1. **Find the dimensions of the first term: $\rho \frac{\mathrm{d}^{2} z}{\mathrm{~d} t^{2}}$**
* We know $[\rho] = [\mathrm{ML}^{-3}]$.
* The term $\frac{\mathrm{d} z}{\mathrm{~d} t}$ is a rate of change of length with respect to time, which is like speed or velocity. So, $[\frac{\mathrm{d} z}{\mathrm{~d} t}] = [\mathrm{LT}^{-1}]$.
* The term $\frac{\mathrm{d}^{2} z}{\mathrm{~d} t^{2}}$ is a rate of change of velocity with respect to time, which is like acceleration. So, $[\frac{\mathrm{d}^{2} z}{\mathrm{~d} t^{2}}] = [\mathrm{LT}^{-2}]$.
* Now, multiply their dimensions:
$[\rho \frac{\mathrm{d}^{2} z}{\mathrm{~d} t^{2}}] = [\mathrm{ML}^{-3}] \times [\mathrm{LT}^{-2}] = [\mathrm{M L^{-3+1} T^{-2}}] = [\mathrm{ML}^{-2}\mathrm{T}^{-2}]$
* So, this is the dimension that all terms must have!

2. **Find the dimensions of $a$ from the term $a \frac{\mathrm{d} z}{\mathrm{~d} t}$**
* We know $[a \frac{\mathrm{d} z}{\mathrm{~d} t}] = [\mathrm{ML}^{-2}\mathrm{T}^{-2}]$.
* We also know $[\frac{\mathrm{d} z}{\mathrm{~d} t}] = [\mathrm{LT}^{-1}]$.
* So, $[a] \times [\mathrm{LT}^{-1}] = [\mathrm{ML}^{-2}\mathrm{T}^{-2}]$.
* To find $[a]$, we divide the total dimension by the known dimension:
$[a] = \frac{[\mathrm{ML}^{-2}\mathrm{T}^{-2}]}{[\mathrm{LT}^{-1}]} = [\mathrm{M L^{-2-1} T^{-2-(-1)}}] = [\mathrm{ML}^{-3}\mathrm{T}^{-1}]$

3. **Find the dimensions of $b$ from the term $b z$**
* We know $[b z] = [\mathrm{ML}^{-2}\mathrm{T}^{-2}]$.
* We also know $[z] = [\mathrm{L}]$.
* So, $[b] \times [\mathrm{L}] = [\mathrm{ML}^{-2}\mathrm{T}^{-2}]$.
* To find $[b]$, we divide:
$[b] = \frac{[\mathrm{ML}^{-2}\mathrm{T}^{-2}]}{[\mathrm{L}]} = [\mathrm{M L^{-2-1} T^{-2}}] = [\mathrm{ML}^{-3}\mathrm{T}^{-2}]$

4. **Find the dimensions of $c$**
* Since $c$ is a standalone term on one side of the equation, its dimension must be the same as all other terms.
* So, $[c] = [\mathrm{ML}^{-2}\mathrm{T}^{-2}]$.

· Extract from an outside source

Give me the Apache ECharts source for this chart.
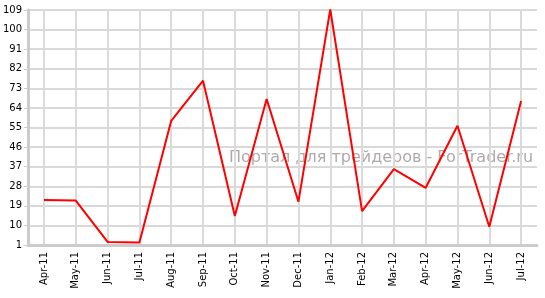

**Part (b): Determine the conversion factors.**

Standard SI units are:
* Mass (M): kilogram (kg)
* Length (L): meter (m)
* Time (T): second (s)

The problem gives values in:
* $\rho$: $\mathrm{g} / \mathrm{cm}^{3}$
* $z$: $\mathrm{mm}$
* $t$: $\mathrm{h}$

We need to figure out what to multiply the given values by to get them into SI units.

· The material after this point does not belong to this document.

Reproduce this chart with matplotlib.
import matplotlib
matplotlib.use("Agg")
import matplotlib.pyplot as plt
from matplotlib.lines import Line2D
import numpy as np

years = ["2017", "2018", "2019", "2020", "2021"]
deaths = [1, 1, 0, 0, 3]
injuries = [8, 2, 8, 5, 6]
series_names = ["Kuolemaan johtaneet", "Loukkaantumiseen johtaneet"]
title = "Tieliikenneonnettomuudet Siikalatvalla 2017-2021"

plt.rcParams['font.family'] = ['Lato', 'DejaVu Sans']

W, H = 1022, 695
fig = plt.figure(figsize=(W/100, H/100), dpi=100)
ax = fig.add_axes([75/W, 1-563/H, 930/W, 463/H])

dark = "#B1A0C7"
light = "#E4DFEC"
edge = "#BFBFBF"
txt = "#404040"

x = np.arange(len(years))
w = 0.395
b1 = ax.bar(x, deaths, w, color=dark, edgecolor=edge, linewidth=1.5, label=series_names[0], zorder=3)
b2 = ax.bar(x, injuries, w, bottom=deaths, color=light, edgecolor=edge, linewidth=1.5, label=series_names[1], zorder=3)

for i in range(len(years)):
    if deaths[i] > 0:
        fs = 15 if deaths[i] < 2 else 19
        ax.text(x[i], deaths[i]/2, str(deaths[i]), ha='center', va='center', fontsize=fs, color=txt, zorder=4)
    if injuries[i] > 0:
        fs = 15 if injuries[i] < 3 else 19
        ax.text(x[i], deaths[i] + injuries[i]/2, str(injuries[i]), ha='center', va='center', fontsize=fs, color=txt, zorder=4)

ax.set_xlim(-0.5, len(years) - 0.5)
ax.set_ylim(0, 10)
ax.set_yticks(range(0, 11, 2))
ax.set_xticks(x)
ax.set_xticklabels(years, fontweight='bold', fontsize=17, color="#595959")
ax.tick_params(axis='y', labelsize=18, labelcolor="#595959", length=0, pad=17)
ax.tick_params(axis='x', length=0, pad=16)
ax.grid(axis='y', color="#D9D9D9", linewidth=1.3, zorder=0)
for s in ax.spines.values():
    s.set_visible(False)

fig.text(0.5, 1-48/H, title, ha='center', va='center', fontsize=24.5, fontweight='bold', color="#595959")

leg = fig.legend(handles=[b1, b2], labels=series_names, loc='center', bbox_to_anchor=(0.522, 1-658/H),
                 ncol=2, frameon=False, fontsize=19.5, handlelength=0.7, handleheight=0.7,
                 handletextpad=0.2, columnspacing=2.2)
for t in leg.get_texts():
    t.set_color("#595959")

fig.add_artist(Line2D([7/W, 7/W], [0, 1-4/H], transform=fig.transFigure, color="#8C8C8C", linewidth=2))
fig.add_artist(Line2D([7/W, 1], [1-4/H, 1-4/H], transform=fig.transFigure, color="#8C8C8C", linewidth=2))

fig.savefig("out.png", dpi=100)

1. **For $\rho$ (from $\mathrm{g} / \mathrm{cm}^{3}$ to $\mathrm{kg} / \mathrm{m}^{3}$):**
* We know $1 \mathrm{~g} = 0.001 \mathrm{~kg}$ (or $10^{-3} \mathrm{~kg}$).
* We know $1 \mathrm{~cm} = 0.01 \mathrm{~m}$ (or $10^{-2} \mathrm{~m}$).
* So, $1 \frac{\mathrm{g}}{\mathrm{cm}^{3}} = 1 \frac{10^{-3} \mathrm{~kg}}{(10^{-2} \mathrm{~m})^{3}} = 1 \frac{10^{-3} \mathrm{~kg}}{10^{-6} \mathrm{~m}^{3}} = 10^{(-3 - (-6))} \frac{\mathrm{kg}}{\mathrm{m}^{3}} = 10^3 \frac{\mathrm{kg}}{\mathrm{m}^{3}}$.
* This means if you have a value in $\mathrm{g} / \mathrm{cm}^{3}$, you multiply it by $10^3$ (or $1000$) to get it in $\mathrm{kg} / \mathrm{m}^{3}$.

2. **For $z$ (from $\mathrm{mm}$ to $\mathrm{m}$):**
* We know $1 \mathrm{~mm} = 0.001 \mathrm{~m}$ (or $10^{-3} \mathrm{~m}$).
* So, if you have a value in $\mathrm{mm}$, you multiply it by $10^{-3}$ (or divide by $1000$) to get it in $\mathrm{m}$.

3. **For $t$ (from $\mathrm{h}$ to $\mathrm{s}$):**
* We know $1 \mathrm{~h} = 60 \mathrm{~minutes} \times 60 \mathrm{~seconds/minute} = 3600 \mathrm{~s}$.
* So, if you have a value in $\mathrm{h}$, you multiply it by $3600$ to get it in $\mathrm{s}$.